L’Espagne en pleine tourmente

Les élections législatives n’ont pas permis de constituer une majorité en Espagne. Et pour cause ! La question catalane, la remise en cause de l’unité de l’Espagne est au cœur des divergences. Le nouvel exécutif installé à Barcelone promet la séparation dès 2017. Le risque n’est donc plus virtuel.

Le séparatisme catalan est présent historiquement. Sa virulence dépend cependant des conjonctures. Après la crise de 2008, il a connu une montée vertigineuse. La Catalogne se portant mieux économiquement, ses transferts vers l’Etat Central ont relativement augmenté. Mais ce raisonnement peut être inversé. Une Catalogne indépendante perdrait l’accès libre au marché européen et probablement au marché ibérique. Or, ces deux marchés sont vitaux pour l’économie de cette région. L’argumentaire économique est donc largement vicié.

Sur le plan politique, la constitution espagnole post-franquiste ne prévoit pas de séparation et fait de l’unité de l’Espagne un principe immuable.

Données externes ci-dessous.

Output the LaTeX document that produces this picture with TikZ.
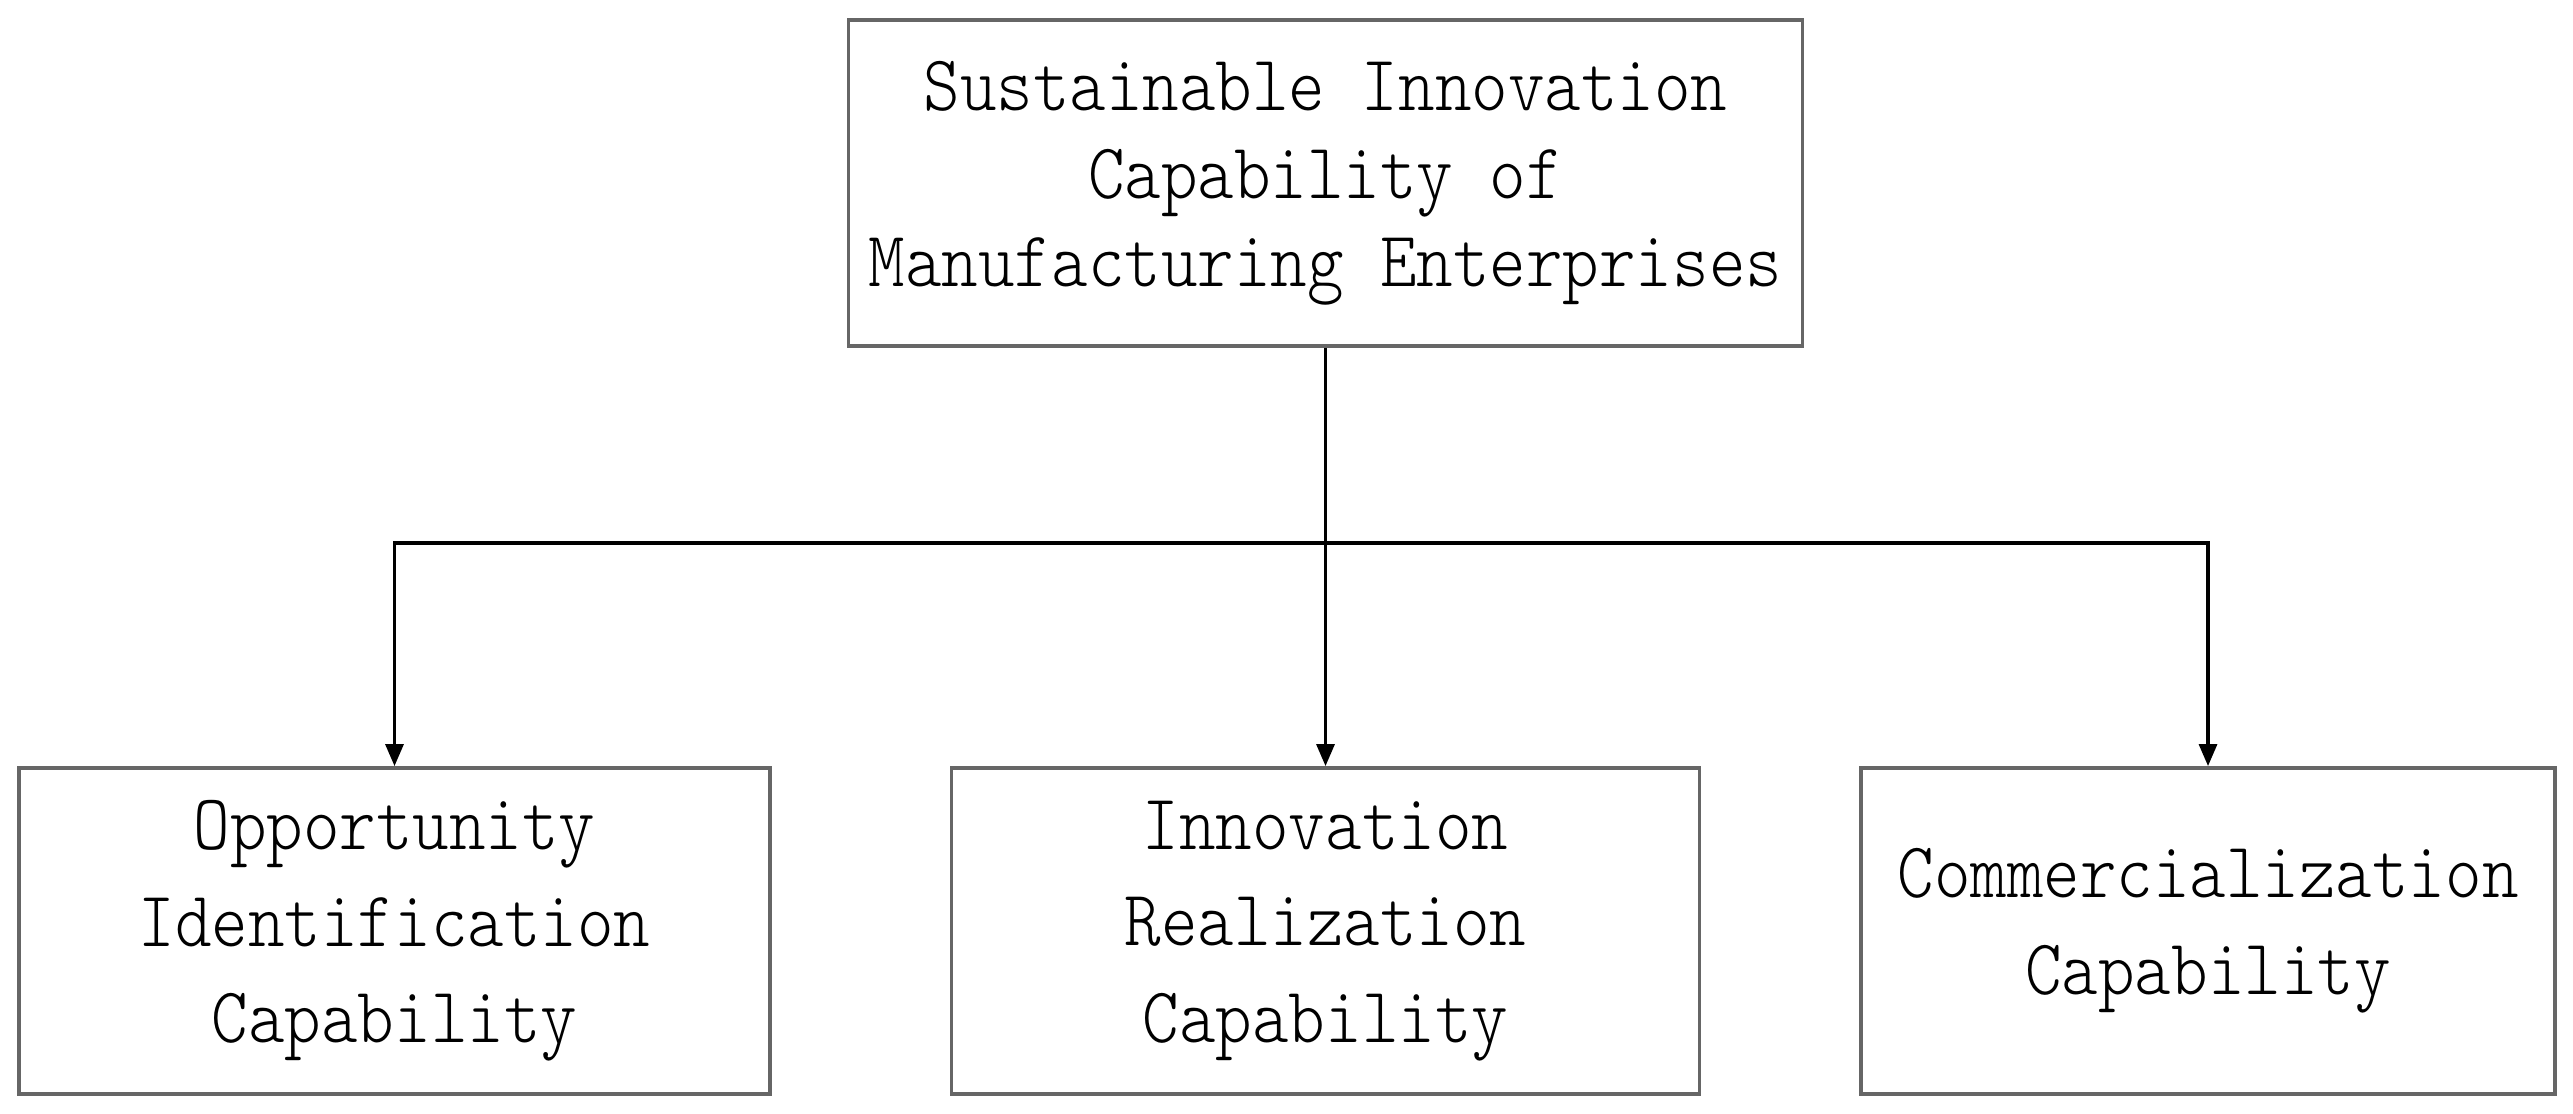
\documentclass[tikz,border=0pt]{standalone}
\usepackage{fontspec}
\newfontfamily\boxfont[FakeStretch=0.88]{Latin Modern Mono Light}
\usetikzlibrary{arrows.meta}
\tikzset{
  capbox/.style={draw=black!60, line width=1.1pt, align=center, inner sep=0pt,
    text=black},
  topfont/.style={font=\boxfont\fontsize{22.5}{25}\selectfont},
  subfont/.style={font=\boxfont\fontsize{22.5}{27.5}\selectfont},
  link/.style={draw=black, line width=0.9pt},
  arr/.style={link, -{Triangle[length=0.22cm,width=0.18cm]}}
}
\begin{document}
\begin{tikzpicture}
\useasboundingbox (0,0) rectangle (25.73,11.13);
\node[capbox, topfont, minimum width=9.54cm, minimum height=3.26cm] (top) at (13.255,9.30)
  {Sustainable Innovation\\Capability of\\Manufacturing Enterprises};
\node[capbox, subfont, minimum width=7.51cm, minimum height=3.26cm] (L) at (3.945,1.82)
  {Opportunity\\Identification\\Capability};
\node[capbox, subfont, minimum width=7.48cm, minimum height=3.26cm] (M) at (13.255,1.82)
  {Innovation\\Realization\\Capability};
\node[capbox, subfont, minimum width=6.94cm, minimum height=3.26cm] (R) at (22.08,1.82)
  {Commercialization\\Capability};
\coordinate (jc) at (13.255,5.70);
\draw[link] (top.south) -- (jc);
\draw[arr] (jc) -| (L.north);
\draw[arr] (jc) -- (M.north);
\draw[arr] (jc) -| (R.north);
\end{tikzpicture}
\end{document}
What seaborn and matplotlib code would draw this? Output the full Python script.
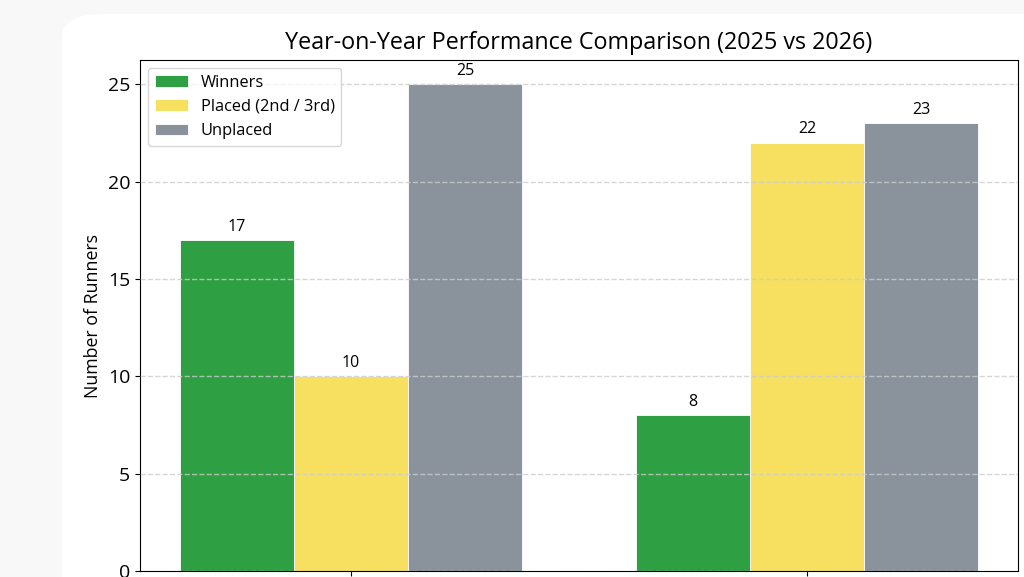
import seaborn as sns
import matplotlib.pyplot as plt
import pandas as pd
from matplotlib.patches import FancyBboxPatch

# Data
years = ['2025', '2026']
categories = ['Winners', 'Placed (2nd / 3rd)', 'Unplaced']
winners = [17, 8]
placed = [10, 22]
unplaced = [25, 23]
colors = ['#2e9f42', '#f7df5f', '#8a939c']

rows = []
for i, y in enumerate(years):
    rows.append({'year': y, 'category': categories[0], 'runners': winners[i]})
    rows.append({'year': y, 'category': categories[1], 'runners': placed[i]})
    rows.append({'year': y, 'category': categories[2], 'runners': unplaced[i]})
df = pd.DataFrame(rows)

plt.rcParams['font.family'] = ['Open Sans', 'DejaVu Sans']

fig = plt.figure(figsize=(10.24, 5.77), dpi=100, facecolor='#f8f8f8')
# white card behind the chart
card = FancyBboxPatch((62/1024, -0.1), 1.2, 1 - 14/577 + 0.1,
                      boxstyle='round,pad=0,rounding_size=0.04',
                      transform=fig.transFigure, facecolor='white',
                      edgecolor='none', zorder=-10)
fig.patches.append(card)

ax = fig.add_axes([140/1024, 6/577, 878/1024, 511/577])
sns.barplot(data=df, x='year', y='runners', hue='category',
            palette=dict(zip(categories, colors)), width=0.75,
            edgecolor='white', linewidth=0.6, saturation=1, ax=ax)

for c in ax.containers:
    ax.bar_label(c, padding=4, fontsize=11.5)

ax.set_xlim(-0.4625, 1.4625)
ax.set_ylim(0, 26.25)
ax.set_yticks([0, 5, 10, 15, 20, 25])
ax.tick_params(axis='y', labelsize=14)
ax.tick_params(axis='x', labelsize=14)
ax.grid(axis='y', linestyle='--', color='#cccccc', linewidth=1, alpha=0.8)
ax.set_axisbelow(False)
ax.set_xlabel('')
ax.set_ylabel('Number of Runners', fontsize=12.8)
ax.set_title('Year-on-Year Performance Comparison (2025 vs 2026)', fontsize=16.8, pad=8)
ax.legend(loc='upper left', fontsize=11.8, title=None)

fig.savefig('out.png', dpi=100, facecolor=fig.get_facecolor())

Tant qu’il n’y aura pas de réforme constitutionnelle, que seule une partie des dirigeants du Podemos réclame, l’Etat central sera fondé à empêcher tout séparatisme, et Rajoy a déjà annoncé qu’il le fera. D’autant plus que le risque de contagion est grand, si l’on pense au séparatisme basque, militairement vaincu, mais politiquement prégnant.

L’Espagne se dirige vers de nouvelles élections où la question de l’unité du pays sera centrale. Les électeurs du Podemos seront les premiers concernés. Ils ont voté pour un programme social idyllique, mais sont-ils tous en faveur de la dislocation de l’Espagne ? On peut en douter puisque les militants andalous de ce parti ont annoncé leur refus du séparatisme catalan. On risque de se retrouver avec une majorité unioniste dans le pays et une majorité séparatiste aux commandes de la Catalogne.

Dans les deux cas, les urnes ont parlé. Mais c’est une situation très difficile à gérer en démocratie. La solution pourrait passer par un élargissement de l’autonomie, qui permettrait de sauvegarder l’unité, sans obliger les indépendantistes à se renier. Cependant, cet élargissement ne peut être envisagé que s’il concerne toutes les régions, ce qui impliquerait la réforme de toute l’architecture territoriale et donc une réforme de la constitution.

Le casse-tête catalan intervient au moment où l’Espagne sort la tête de l’eau, avec une croissance qui redémarre et des comptes, enfin, au vert. L’unité de ce pays lui a permis d’installer la démocratie pacifiquement, d’intégrer l’Europe, de se moderniser rapidement. Les «generalidad », les régions autonomes, ont permis de gérer la diversité dans l’unité. Ce système peut-il absorber les déchirements actuels ? C’est ce que l’on peut souhaiter à nos voisins du Nord.